SET PROBLEM | Filter the listing and keep only the lines with the word "this".

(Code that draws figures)
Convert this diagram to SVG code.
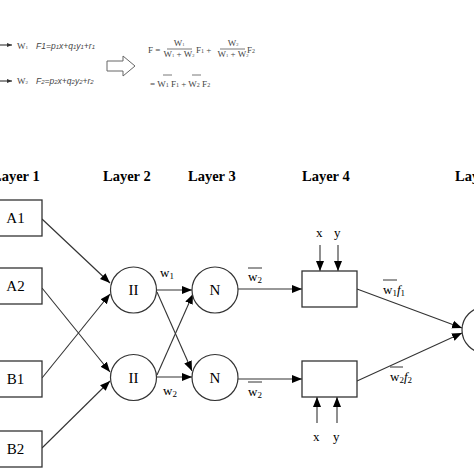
<svg xmlns="http://www.w3.org/2000/svg" width="474" height="474" viewBox="0 0 474 474">
<defs>
<marker id="ah" viewBox="0 0 10 10" refX="10" refY="5" markerWidth="10" markerHeight="10" markerUnits="userSpaceOnUse" orient="auto">
<path d="M0,1 L10,5 L0,9 Z" fill="#000"/>
</marker>
<marker id="as" viewBox="0 0 10 10" refX="10" refY="5" markerWidth="5" markerHeight="5" markerUnits="userSpaceOnUse" orient="auto">
<path d="M0,1 L10,5 L0,9 Z" fill="#333"/>
</marker>
</defs>
<style>
.lay{font-family:"Liberation Serif",serif;font-weight:bold;font-size:14.5px;fill:#000}
.nt{font-family:"Liberation Serif",serif;font-size:15px;fill:#000;text-anchor:middle}
.lb{font-family:"Liberation Serif",serif;font-size:13px;fill:#000}
.sub{font-size:9px}
.eq{font-family:"Liberation Serif",serif;font-size:9px;fill:#444}
.eqi{font-family:"Liberation Sans",sans-serif;font-style:italic;font-size:8.5px;fill:#444}
.box{fill:#fff;stroke:#333;stroke-width:1.3}
.cir{fill:#fff;stroke:#333;stroke-width:1.2}
.ln{stroke:#333;stroke-width:1.1;fill:none}
.ov{stroke:#333;stroke-width:1}
</style>
<rect width="474" height="474" fill="#fff"/>

<g id="equations">
<line x1="0" y1="45" x2="12" y2="45" class="ln" marker-end="url(#as)"/>
<line x1="0" y1="81" x2="12" y2="81" class="ln" marker-end="url(#as)"/>
<text x="17" y="49" class="eq">W<tspan font-size="5">1</tspan></text>
<text x="36" y="49" class="eqi">F1=p<tspan font-size="6">1</tspan>x+q<tspan font-size="6">1</tspan>y<tspan font-size="6">1</tspan>+r<tspan font-size="6">1</tspan></text>
<text x="17" y="84" class="eq">W<tspan font-size="5">2</tspan></text>
<text x="36" y="84" class="eqi">F<tspan font-size="6">2</tspan>=p<tspan font-size="6">2</tspan>x+q<tspan font-size="6">2</tspan>y<tspan font-size="6">2</tspan>+r<tspan font-size="6">2</tspan></text>
<path d="M107,61 L123,61 L123,56 L135,66 L123,76 L123,71 L107,71 Z" fill="#fff" stroke="#666" stroke-width="1"/>
<text x="148" y="53" class="eq" font-size="10">F =</text>
<text x="179" y="46" class="eq" font-size="7" text-anchor="middle">W<tspan font-size="4.5">1</tspan></text>
<line x1="167" y1="49" x2="192" y2="49" stroke="#555" stroke-width="0.8"/>
<text x="179" y="57" class="eq" font-size="7" text-anchor="middle">W<tspan font-size="4.5">1</tspan> + W<tspan font-size="4.5">2</tspan></text>
<text x="196" y="53" class="eq" font-size="10">F<tspan font-size="6">1</tspan> +</text>
<text x="233" y="46" class="eq" font-size="7" text-anchor="middle">W<tspan font-size="4.5">2</tspan></text>
<line x1="220" y1="49" x2="245" y2="49" stroke="#555" stroke-width="0.8"/>
<text x="233" y="57" class="eq" font-size="7" text-anchor="middle">W<tspan font-size="4.5">1</tspan> + W<tspan font-size="4.5">2</tspan></text>
<text x="247" y="53" class="eq" font-size="10">F<tspan font-size="6">2</tspan></text>
<text x="150" y="87" class="eq" font-size="10">=  W<tspan font-size="6">1</tspan> F<tspan font-size="6">1</tspan> + W<tspan font-size="6">2</tspan> F<tspan font-size="6">2</tspan></text>
<line x1="163" y1="75" x2="172" y2="75" stroke="#555" stroke-width="0.8"/>
<line x1="192" y1="75" x2="201" y2="75" stroke="#555" stroke-width="0.8"/>
</g>

<g id="layer-labels">
<text x="-8" y="181" class="lay">Layer 1</text>
<text x="103" y="181" class="lay">Layer 2</text>
<text x="188" y="181" class="lay">Layer 3</text>
<text x="302" y="181" class="lay">Layer 4</text>
<text x="455" y="181" class="lay">Layer 5</text>
</g>

<g id="connectors">
<line x1="42" y1="219" x2="110" y2="283" class="ln" marker-end="url(#ah)"/>
<line x1="42" y1="288" x2="110" y2="372" class="ln" marker-end="url(#ah)"/>
<line x1="42" y1="378" x2="110" y2="294" class="ln" marker-end="url(#ah)"/>
<line x1="42" y1="448" x2="110" y2="381" class="ln" marker-end="url(#ah)"/>
<line x1="157" y1="290" x2="192" y2="290" class="ln" marker-end="url(#ah)"/>
<line x1="157" y1="377" x2="192" y2="377" class="ln" marker-end="url(#ah)"/>
<line x1="157" y1="292" x2="192" y2="371" class="ln" marker-end="url(#ah)"/>
<line x1="157" y1="375" x2="193" y2="294" class="ln" marker-end="url(#ah)"/>
<line x1="238" y1="289" x2="302" y2="289" class="ln" marker-end="url(#ah)"/>
<line x1="238" y1="379" x2="302" y2="379" class="ln" marker-end="url(#ah)"/>
<line x1="320" y1="245" x2="320" y2="271" class="ln" marker-end="url(#ah)"/>
<line x1="338" y1="245" x2="338" y2="271" class="ln" marker-end="url(#ah)"/>
<line x1="317" y1="423" x2="317" y2="397" class="ln" marker-end="url(#ah)"/>
<line x1="337" y1="423" x2="337" y2="397" class="ln" marker-end="url(#ah)"/>
<line x1="357" y1="289" x2="462" y2="328" class="ln" marker-end="url(#ah)"/>
<line x1="357" y1="381" x2="462" y2="333" class="ln" marker-end="url(#ah)"/>
</g>

<g id="labels">
<text x="160" y="277" class="lb">w<tspan class="sub" dy="2">1</tspan></text>
<text x="163" y="395" class="lb">w<tspan class="sub" dy="2">2</tspan></text>
<line x1="248" y1="268" x2="262" y2="268" class="ov"/>
<text x="248" y="281" class="lb">w<tspan class="sub" dy="2">2</tspan></text>
<line x1="248" y1="382" x2="262" y2="382" class="ov"/>
<text x="248" y="396" class="lb">w<tspan class="sub" dy="2">2</tspan></text>
<text x="316" y="237" class="lb">x</text>
<text x="334" y="237" class="lb">y</text>
<text x="313" y="441" class="lb">x</text>
<text x="333" y="441" class="lb">y</text>
<line x1="383" y1="280" x2="397" y2="280" class="ov"/>
<text x="383" y="294" class="lb">w<tspan class="sub" dy="2">1</tspan><tspan dy="-2" font-style="italic">f</tspan><tspan class="sub" dy="2">1</tspan></text>
<line x1="390" y1="367" x2="403" y2="367" class="ov"/>
<text x="390" y="381" class="lb">w<tspan class="sub" dy="2">2</tspan><tspan dy="-2" font-style="italic">f</tspan><tspan class="sub" dy="2">2</tspan></text>
</g>

<g id="A1"><rect x="-11" y="200" width="53" height="36" class="box"/><text x="15.5" y="223" class="nt">A1</text></g>
<g id="A2"><rect x="-11" y="268" width="53" height="36" class="box"/><text x="15.5" y="291" class="nt">A2</text></g>
<g id="B1"><rect x="-11" y="361" width="53" height="36" class="box"/><text x="15.5" y="384" class="nt">B1</text></g>
<g id="B2"><rect x="-11" y="431" width="53" height="36" class="box"/><text x="15.5" y="454" class="nt">B2</text></g>
<g id="P1"><circle cx="133.5" cy="290" r="23" class="cir"/><text x="133.5" y="295" class="nt">II</text></g>
<g id="P2"><circle cx="133.5" cy="377.5" r="23" class="cir"/><text x="133.5" y="383" class="nt">II</text></g>
<g id="N1"><circle cx="215" cy="290" r="23" class="cir"/><text x="215" y="295" class="nt">N</text></g>
<g id="N2"><circle cx="215" cy="377.5" r="23" class="cir"/><text x="215" y="383" class="nt">N</text></g>
<g id="R1"><rect x="302" y="271" width="55" height="36" class="box"/></g>
<g id="R2"><rect x="302" y="361" width="55" height="36" class="box"/></g>
<g id="S"><circle cx="485" cy="330" r="23" class="cir"/></g>
</svg>
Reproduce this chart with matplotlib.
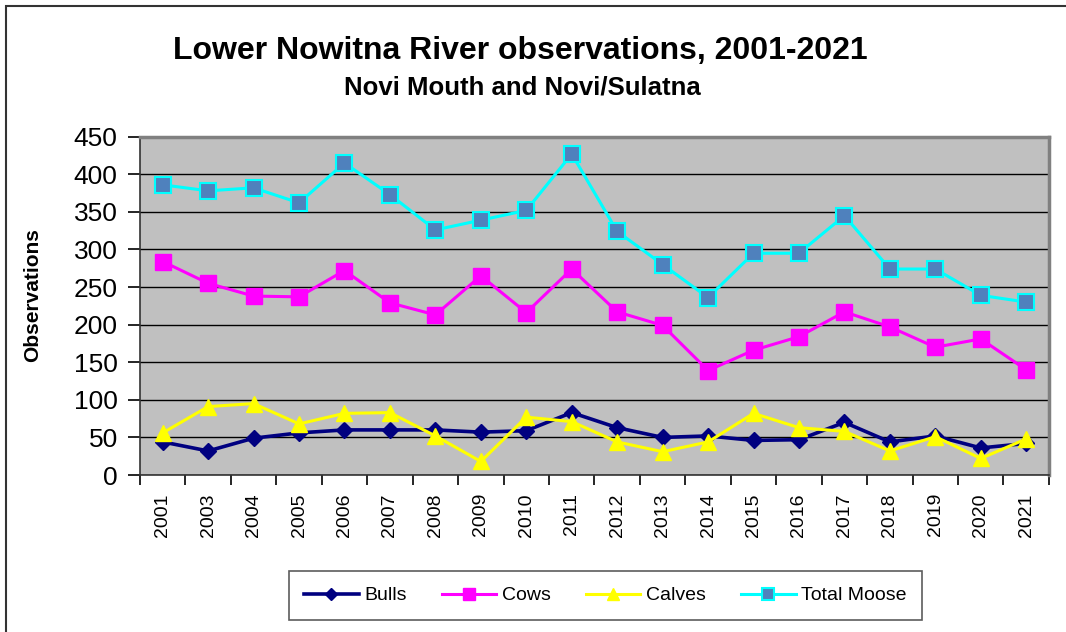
import numpy as np
import matplotlib
matplotlib.use("Agg")
import matplotlib.pyplot as plt
from matplotlib.patches import Rectangle
from matplotlib.ticker import FixedLocator

plt.rcParams['font.family'] = ['Liberation Sans', 'DejaVu Sans']

years = ['2001', '2003', '2004', '2005', '2006', '2007', '2008', '2009', '2010', '2011',
         '2012', '2013', '2014', '2015', '2016', '2017', '2018', '2019', '2020', '2021']
bulls = [44, 32, 49, 56, 60, 60, 60, 57, 59, 83, 63, 50, 52, 46, 47, 70, 44, 52, 36, 42]
cows = [284, 255, 238, 237, 272, 229, 213, 265, 216, 274, 217, 199, 139, 166, 184, 217, 197, 170, 181, 140]
calves = [56, 91, 95, 68, 82, 83, 52, 18, 77, 71, 44, 31, 44, 82, 63, 58, 32, 51, 22, 48]
total = [386, 378, 382, 362, 415, 373, 326, 339, 352, 427, 324, 280, 236, 295, 295, 345, 274, 274, 239, 230]

fig = plt.figure(figsize=(10.66, 6.32), dpi=100)
ax = fig.add_axes([0.1313, 0.2484, 0.8527, 0.5353])
ax.set_facecolor('#C0C0C0')

x = np.arange(len(years))
ax.plot(x, bulls, color='#000080', lw=2.6, marker='D', ms=8, mfc='#000080', mec='#000080',
        label='Bulls', zorder=3)
ax.plot(x, cows, color='#FF00FF', lw=2.2, marker='s', ms=12, mfc='#FF00FF', mec='#FF00FF',
        label='Cows', zorder=4)
ax.plot(x, calves, color='#FFFF00', lw=2.2, marker='^', ms=12, mfc='#FFFF00', mec='#FFFF00',
        label='Calves', zorder=5)
ax.plot(x, total, color='#00FFFF', lw=2.2, marker='s', ms=11, mfc='#4F81BD', mec='#00FFFF',
        mew=1.5, label='Total Moose', zorder=4)

ax.set_xlim(-0.5, len(years) - 0.5)
ax.set_ylim(0, 450)
ax.set_yticks(np.arange(0, 451, 50))
ax.yaxis.grid(True, color='black', lw=1)
ax.set_axisbelow(True)
ax.tick_params(axis='y', labelsize=19, length=9, width=1.2, pad=7)

ax.set_xticks(x)
ax.set_xticklabels(years, rotation=90, fontsize=14)
ax.xaxis.set_minor_locator(FixedLocator(np.arange(-0.5, len(years), 1)))
ax.tick_params(axis='x', which='major', length=0, pad=13)
ax.tick_params(axis='x', which='minor', length=7, width=1.2)

for s in ['top', 'right']:
    ax.spines[s].set_color('#808080')
    ax.spines[s].set_linewidth(2.5)
for s in ['left', 'bottom']:
    ax.spines[s].set_color('#333333')
    ax.spines[s].set_linewidth(1.2)

fig.text(0.031, 0.533, 'Observations', rotation=90, ha='center', va='center',
         fontsize=15, fontweight='bold')
fig.text(0.488, 0.919, 'Lower Nowitna River observations, 2001-2021', ha='center',
         va='center', fontsize=23, fontweight='bold')
fig.text(0.49, 0.862, 'Novi Mouth and Novi/Sulatna', ha='center', va='center',
         fontsize=18.5, fontweight='bold')

leg = fig.legend(loc='center', ncol=4,
                 bbox_to_anchor=(605.5 / 1066, 1 - 595.5 / 632),
                 fontsize=14, frameon=True, fancybox=False, edgecolor='#333333',
                 handlelength=2.8, handletextpad=0.3, columnspacing=1.8,
                 borderpad=0.8, borderaxespad=0, markerscale=0.75)
leg.get_frame().set_linewidth(1.2)

fig.add_artist(Rectangle((6 / 1066, -0.1), 1.2, 1.1 - 6 / 632, transform=fig.transFigure,
                         fill=False, edgecolor='#333333', lw=1.5))

fig.savefig('out.png', dpi=100)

EXPECTED ANSWER |
Convert this diagram to SVG code.
Reproduce this chart with matplotlib.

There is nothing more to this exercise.